Les effectifs seront bien sûr au rendez-vous. Les créations de postes souhaitées par le Parlement – avant tout, je vous prie de m’en excuser, par la majorité de l’Assemblée nationale – se concrétiseront partout sur le territoire de la République. Mais, si l’on veut qu’ils soient plus efficaces, ces effectifs de police doivent être accompagnés de moyens supplémentaires, juridiques mais aussi matériels – les policiers ont besoin de matériel pour intervenir, ce que les maires doivent prendre en considération.
Je n’arrête pas de souligner et de répéter que, s’il n’y a pas de caméras de vidéoprotection dans une ville, on peut bien ajouter 200 ou 300 policiers : les seconds ne seront jamais aussi efficaces que les premières dans l’élucidation et dans la prévention, étant précisé que les caméras ne résolvent évidemment pas tout et ne sauraient remplacer le contact humain, essentiel, primordial, que doit assurer la police de la République. Les deux vont ensemble : davantage d’effectifs, mais aussi des moyens techniques, donc des caméras de vidéoprotection.
Vous le savez bien, l’article 1er n’est en fait qu’une expérimentation émanant de la volonté des élus. Je ne comprends d’ailleurs pas très bien la dernière intervention : les dispositions de cet article sont fondées sur la territorialisation, qui est souhaitée, me semble-t-il, par le Sénat, sur l’expérimentation, que permet désormais la Constitution de la République, et sur la volonté des élus. On ne peut donc pas dire que nous imposions grand-chose ; l’État n’est pas jacobin sur ce point, c’est le moins qu’on puisse dire.

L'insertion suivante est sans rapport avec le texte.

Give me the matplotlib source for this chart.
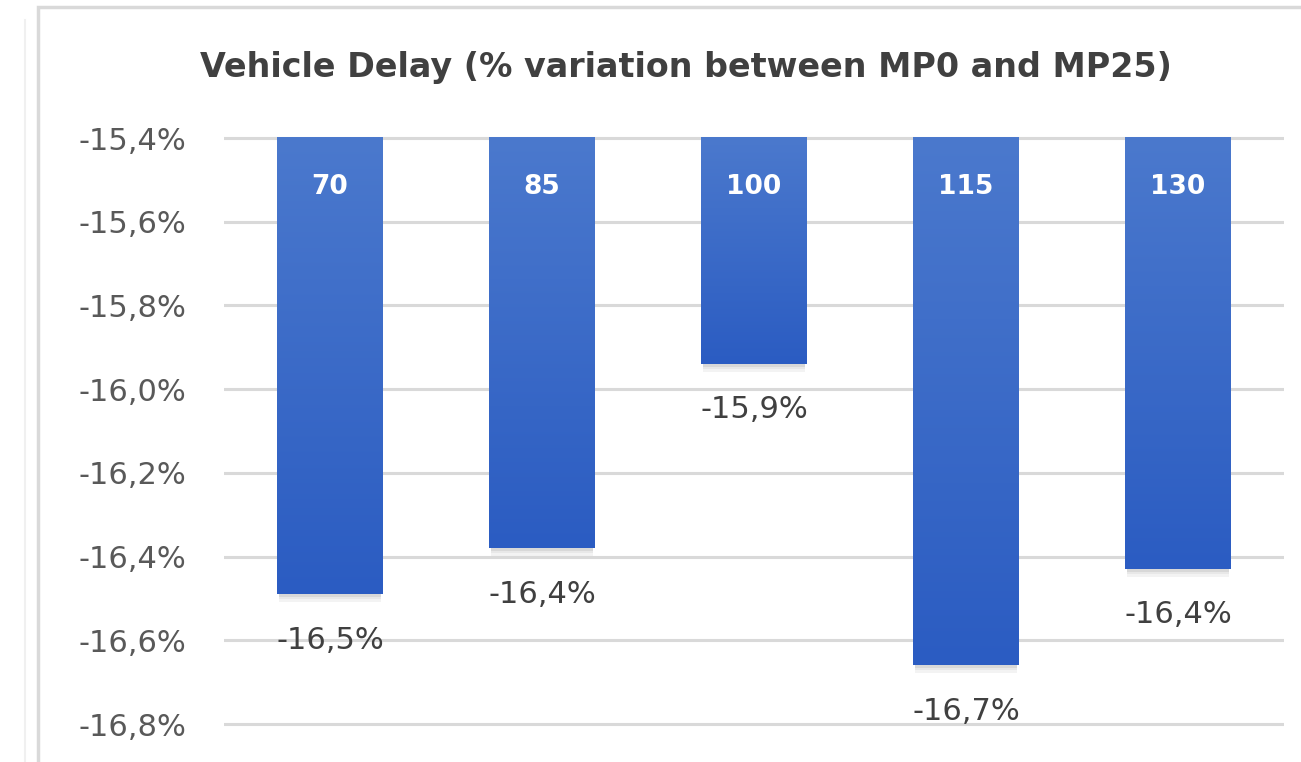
import matplotlib
matplotlib.use("Agg")
import matplotlib.pyplot as plt
import numpy as np
from matplotlib.colors import LinearSegmentedColormap
from matplotlib.patches import Rectangle
from matplotlib.transforms import ScaledTranslation

# Speed scenarios and the change in vehicle delay between MP0 and MP25 (%)
categories = ["70", "85", "100", "115", "130"]
delay_change = [-16.49, -16.38, -15.94, -16.66, -16.43]
y_ticks = [-15.4, -15.6, -15.8, -16.0, -16.2, -16.4, -16.6, -16.8]
title = "Vehicle Delay (% variation between MP0 and MP25)"

baseline = -15.4
ymin, ymax = -16.83, -15.37

W, H = 1301, 762
fig = plt.figure(figsize=(W / 100, H / 100), dpi=100)
fig.patch.set_facecolor("white")

# light chart-area frame
fig.add_artist(Rectangle((38 / W, -0.1), 1.2, 1 - 7 / H + 0.1, transform=fig.transFigure,
                         fill=False, edgecolor="#d9d9d9", linewidth=2.5))
fig.add_artist(plt.Line2D([25 / W, 25 / W], [0, 1 - 20 / H], transform=fig.transFigure,
                          color="#f0f0f0", linewidth=1.5))

px_per_unit = (724 - 138) / 1.4
top_px = 138 - (ymax - baseline) * px_per_unit
bot_px = 724 + (-16.8 - ymin) * px_per_unit
ax = fig.add_axes([224 / W, 1 - bot_px / H, (1284 - 224) / W, (bot_px - top_px) / H])

x = np.arange(len(categories))
width = 0.5
cmap = LinearSegmentedColormap.from_list("bar", ["#2b5cc2", "#4b79cd"])
grad = np.linspace(0, 1, 256).reshape(-1, 1)
px = 1 / px_per_unit

for xi, v, cat in zip(x, delay_change, categories):
    # soft shadow under the bar end
    for k, a in enumerate([0.30, 0.18, 0.09]):
        ax.add_patch(Rectangle((xi - width / 2 + 0.01, v - (k + 1) * 2.5 * px),
                               width - 0.02, 2.5 * px,
                               facecolor="#808080", alpha=a, edgecolor="none", zorder=2))
    ax.imshow(grad, extent=[xi - width / 2, xi + width / 2, v, baseline],
              origin="lower", cmap=cmap, aspect="auto", zorder=3, interpolation="bilinear")
    ax.text(xi, baseline, cat, color="white", fontsize=19, fontweight="bold",
            ha="center", va="center", zorder=4,
            transform=ax.transData + ScaledTranslation(0, -49 / 100, fig.dpi_scale_trans))
    label = f"{v:.1f}%".replace(".", ",")
    ax.annotate(label, (xi, v), xytext=(0, -33), textcoords="offset points",
                ha="center", va="center", fontsize=22, color="#404040", zorder=4)

ax.set_xlim(-0.5, len(categories) - 0.5)
ax.set_ylim(ymin, ymax)
ax.set_yticks(y_ticks)
ax.set_yticklabels([f"{t:.1f}%".replace(".", ",") for t in y_ticks])
ax.tick_params(axis="y", length=0, pad=27, labelsize=22, labelcolor="#595959")
ax.set_xticks([])
ax.grid(axis="y", color="#d9d9d9", linewidth=2.2, zorder=0)
ax.set_axisbelow(True)
for s in ax.spines.values():
    s.set_visible(False)

fig.text(686 / W, 1 - 67 / H, title, ha="center", va="center", fontsize=24,
         fontweight="bold", color="#404040")

fig.savefig("out.png", dpi=100, facecolor="white")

C’est le respect des libertés locales et de la démocratie qui prévaut : dans certains endroits, les citoyens ont voulu plus de sécurité et voté pour des maires qui s’engagent en ce sens ; dans d’autres, les élus avaient clairement dit, en tant que candidats, qu’ils n’installeraient pas de caméras de vidéoprotection et qu’ils ne souhaitaient pas s’occuper des questions de sécurité. Nous respectons évidemment la légitimité populaire, tout en constatant que ce n’est pas toujours dans ces derniers endroits que ça se passe le mieux – c’est le moins qu’on puisse dire…

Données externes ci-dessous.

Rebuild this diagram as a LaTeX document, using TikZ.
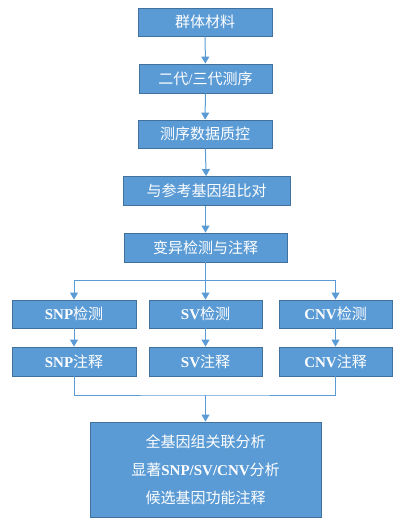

Lorsque la police municipale arrête un véhicule dans le cadre d’un contrôle routier – c’est un acte qui relève de la vie de tous les jours –, songez que les trois policiers municipaux que la ville a embauchés – elle fait des efforts considérables pour cela – doivent appeler le commissariat de police nationale pour avoir accès au fichier des véhicules ou à celui des permis de conduire et ainsi savoir si le véhicule est ou non volé ! Cela fait perdre du temps à tout le monde : aux policiers municipaux, qui pourraient faire davantage, du point de vue de la proximité notamment, aux policiers nationaux – ils n’ont pas vocation à faire du standard téléphonique – et à la personne contrôlée, qui se demande pourquoi on passe un coup de fil pour savoir ce qu’il en est de son permis de conduire. Cet article 1er est aussi concret que cela : point d’idéologie là-dedans.